Acceptance Test Driven Development arbeitet dabei mit Tools (z.B. Robot, Cucumber oder FitNesse), die eine Trennung zwischen fachlichem und technischem Teil der Tests erlauben. Dies versetzt die fachlichen Tester in die Lage, gemäß neuer Anforderungen selbst neue Tests formulieren zu können. Continuous Communication als Bestandteil wird durch ATDD Tools mit verschiedenen Layern unterstützt: Fachlicher Test (Given/When/Then), Code zur Lauffähigkeit (Entwickler), Zuordnung von Business Case auf die Anwendung.

Erfahrungsbericht Aus der Praxis

Neben einer bedarfsgerechteren Entwicklung und damit einer Erhöhung der Qualität und der Akzeptanz beim Fachbereich ergeben sich durch den Einsatz automatisierter Akzeptanztests durchaus noch weitere Vorteile. Diese sollen im Folgenden anhand eines konkreten Projektes erläutert werden.

Ausgangssituation:

Eine fachlich komplexe Anwendung auf Webtechnologie (Clients laufen im Browser) hat einen Releasezyklus von 3 Monaten. Dieser Zyklus kann schwer verkürzt werden, da die Fachabteilung sämtliche neuen und alten Funktionen auf Korrektheit testen muss. Die durchzuführenden Tests (~500) sind in einer Excel-Liste gepflegt und werden ggf. angepasst und erweitert. Im Fachbereich gibt es ein bis zwei Personen, die, in der Lage sind, zuverlässig alle fachübergreifenden Tests durchzuführen. In der Praxis erledigt dies immer dieselbe Person. Dies bedeutet, dass eine der fähigsten Personen des Fachbereichs für zwei bis drei Wochen gebunden ist (Test durchführen, Rücksprache halten bei unerwarteten Ergebnissen, Klärung von Problemen und Missverständnissen usw.).
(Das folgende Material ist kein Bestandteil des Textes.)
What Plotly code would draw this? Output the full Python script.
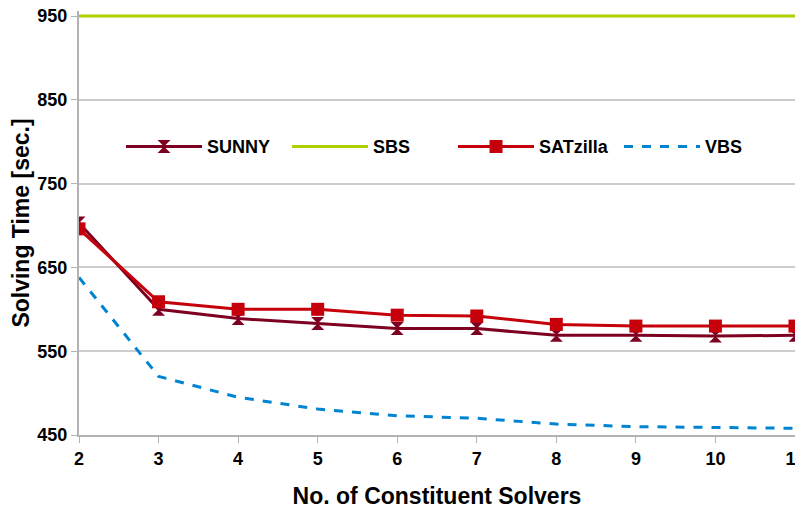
import plotly.graph_objects as go

solvers = [2, 3, 4, 5, 6, 7, 8, 9, 10, 11]
sunny = [703, 600, 589, 583, 577, 577, 569, 569, 568, 569]
sbs = [950, 950, 950, 950, 950, 950, 950, 950, 950, 950]
satzilla = [696, 609, 600, 600, 593, 592, 582, 580, 580, 580]
vbs = [638, 520, 495, 481, 473, 470, 463, 460, 459, 458]

fig = go.Figure()
fig.add_trace(go.Scatter(x=solvers, y=sunny, name="SUNNY", mode="lines+markers",
                         line=dict(color="#7e0021", width=3),
                         marker=dict(symbol="hourglass", size=13, color="#7e0021")))
fig.add_trace(go.Scatter(x=solvers, y=sbs, name="SBS", mode="lines",
                         line=dict(color="#aecf00", width=3)))
fig.add_trace(go.Scatter(x=solvers, y=satzilla, name="SATzilla", mode="lines+markers",
                         line=dict(color="#c5000b", width=3),
                         marker=dict(symbol="square", size=13, color="#c5000b")))
fig.add_trace(go.Scatter(x=solvers, y=vbs, name="VBS", mode="lines",
                         line=dict(color="#0084d1", width=3, dash="dash")))

bold = dict(family="Liberation Sans", size=18, color="#000000", weight="bold")
# page body adds 8px offset, so size and margins are trimmed by that
fig.update_layout(
    width=795, height=503,
    margin=dict(l=71, r=8, t=3, b=76),
    plot_bgcolor="white", paper_bgcolor="white",
    font=dict(family="Liberation Sans", color="#000000"),
    showlegend=True,
    legend=dict(orientation="h", x=0.0587, y=0.68, yanchor="middle", xanchor="left",
                font=bold, itemwidth=76, entrywidth=75, bgcolor="rgba(0,0,0,0)"),
)
fig.update_xaxes(range=[2, 11], dtick=1, tickfont=bold, automargin=False,
                 ticklabeloverflow="allow",
                 title=dict(text="No. of Constituent Solvers",
                            font=dict(size=23, weight="bold"), standoff=20),
                 showline=True, linecolor="#b3b3b3", linewidth=2, mirror=False,
                 ticks="outside", ticklen=6, tickcolor="#b3b3b3", showgrid=False)
fig.update_yaxes(range=[450, 956], tickvals=[450, 550, 650, 750, 850, 950], tickfont=bold,
                 automargin=False, ticklabeloverflow="allow",
                 title=dict(text="Solving Time [sec.]",
                            font=dict(size=23, weight="bold"), standoff=6),
                 showline=True, linecolor="#b3b3b3", linewidth=2, mirror=True,
                 ticks="outside", ticklen=6, tickcolor="#b3b3b3",
                 showgrid=True, gridcolor="#cccccc", gridwidth=2, zeroline=False)

fig.write_html("out.html")
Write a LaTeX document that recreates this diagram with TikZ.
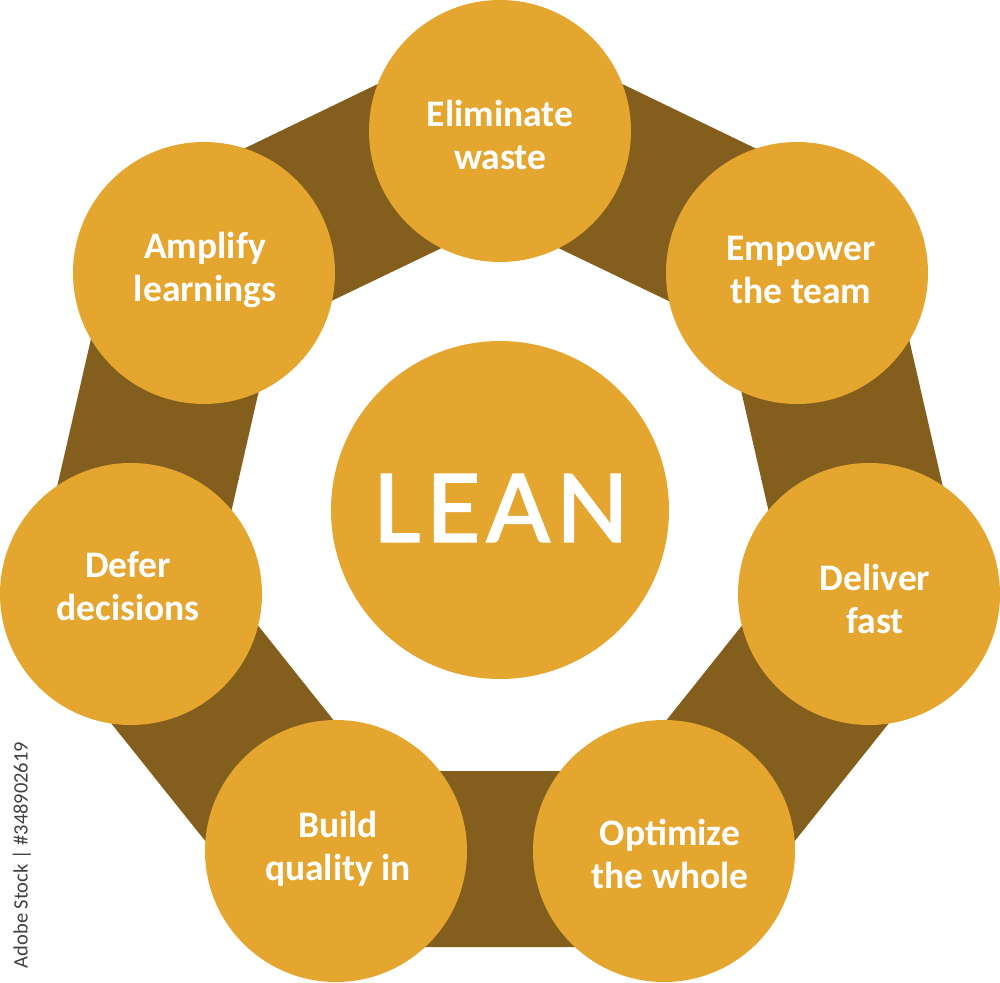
\documentclass[tikz,border=0pt]{standalone}
\usepackage{fontspec}
\setmainfont{Carlito}
\definecolor{gold}{HTML}{E5A630}
\definecolor{band}{HTML}{835E1C}
\tikzset{
  x=1pt,y=-1pt,
  disc/.style={circle,fill=gold,minimum size=262pt,inner sep=0pt},
  hub/.style={circle,fill=gold,minimum size=338pt,inner sep=0pt},
  caption/.style={text=white,align=center,font=\fontsize{37.5}{43}\selectfont\bfseries},
  hubtext/.style={text=white,font=\fontsize{105}{110}\selectfont\addfontfeature{LetterSpace=6,FakeBold=1.6}},
}
\begin{document}
\begin{tikzpicture}
\useasboundingbox (0,0) rectangle (1000,982);
\fill[band,even odd rule]
  (500,25) -- (879,208) -- (973,618) -- (710,947) -- (290,947) -- (27,618) -- (121,208) -- cycle
  (500,220) -- (727,329) -- (783,574) -- (626,771) -- (374,771) -- (217,574) -- (273,329) -- cycle;
\node[disc] (elim) at (500,131) {};
\node[disc] (emp) at (797,273) {};
\node[disc] (del) at (869,594) {};
\node[disc] (opt) at (664,851) {};
\node[disc] (bui) at (336,851) {};
\node[disc] (def) at (131,594) {};
\node[disc] (amp) at (204,273) {};
\node[hub] (lean) at (500,510) {};
\node[caption] (telim) at (500,135) {Eliminate\\waste};
\node[caption] (temp) at (801,270) {Empower\\the team};
\node[caption] (tdel) at (875,599) {Deliver\\fast};
\node[caption] (topt) at (670,854) {Optimize\\the whole};
\node[caption] (tbui) at (338,849) {Build\\quality in};
\node[caption] (tdef) at (128,586) {Defer\\decisions};
\node[caption] (tamp) at (205,270) {Amplify\\learnings};
\node[hubtext] (tlean) at (501,508) {\scalebox{1.05}[1]{LEAN}};
\node[rotate=90,font=\fontsize{20.5}{24}\selectfont,text=black!75] (stock) at (22,855) {Adobe Stock | \#348902619};
\end{tikzpicture}
\end{document}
Die Tests finden Prinzip bedingt immer sehr spät im Releasezyklus statt, da hierfür die gesamte zu testende Funktionalität vorhanden sein muss. Als Folge werden Fehler und Missverständnisse erst sehr spät erkannt. Im Ergebnis ist eine Gefährdung des Releasetermins wahrscheinlich. Darüber hinaus ist die Wahrscheinlichkeit groß, dass der Aufwand für die Beseitigung der Fehler in diesem fortgeschrittenen Stadium bereits relativ hoch ist.

Lösung:

Der Lösungsansatz für dieses ineffiziente Szenario besteht darin, die bereits vorhandenen Tests automatisiert laufen zu lassen (via Selenium + Robot). Hieraus ergeben sich verschiedene Nutzenaspekte: Zum einen wird die Fachseite entlastet, da nur noch die Ergebnisse der Tests kontrolliert werden müssen und diverse Varianten (Firefox, IE, Chrome) einfach automatisiert mitgetestet werden können. Zum anderen können die automatisierten Tests während der gesamten Entwicklung kontinuierlich laufen, sodass Probleme und Fehler direkt sichtbar werden und in einem frühen Stadium beglichen werden können.
Bei der Automatisierung der Tests wurde außerdem deutlich, dass viele Testbeschreibungen bis dato nicht eindeutig definiert waren. Als Beispiel steckten hinter der Formulierung ‚Feld xy darf nicht mehr als 10 Stellen haben‘ ganz unterschiedliche Erwartungen. In einem Fall durften im Webformular gar nicht mehr Stellen eingegeben werden, in einem anderen Fall wurde (via JavaScript) bei der 11. Stelle eine Meldung eingeblendet und in einem weiteren Fall kam erst nach Absenden des Formulars eine Fehlermeldung vom Server zurück. Durch die Automatisierung ist nun die genaue Erwartungshaltung klar ersichtlich, da sie ja im Code (oder direkt lesbar) hinterlegt ist.
Um dieses Beispiel korrekt zu überprüfen, mussten QA, DEV und Fachbereich eng zusammenarbeiten. So konnte sichergestellt werden, dass die unterschiedlichen Prüfungen so tatsächlich korrekt (DEV) und gewollt (Fachbereich) sind. Dieses Praxisbeispiel zeigt somit auf, wie wichtig Continuous Communication für die korrekte Implementierung der Akzeptanztests ist. Im Zuge dieses Acceptance Test Driven Developments konnte durch die Implementierung der Akzeptanztestfälle der Releasezyklus deutlich verkürzt werden. Eine einmalige manuelle Überprüfung gegen Ende der Entwicklung wurde durch eine ständige automatisierte Überprüfung ersetzt. Diese diente als Indikator für die Releasefähigkeit des aktuellen Entwicklungsstandes.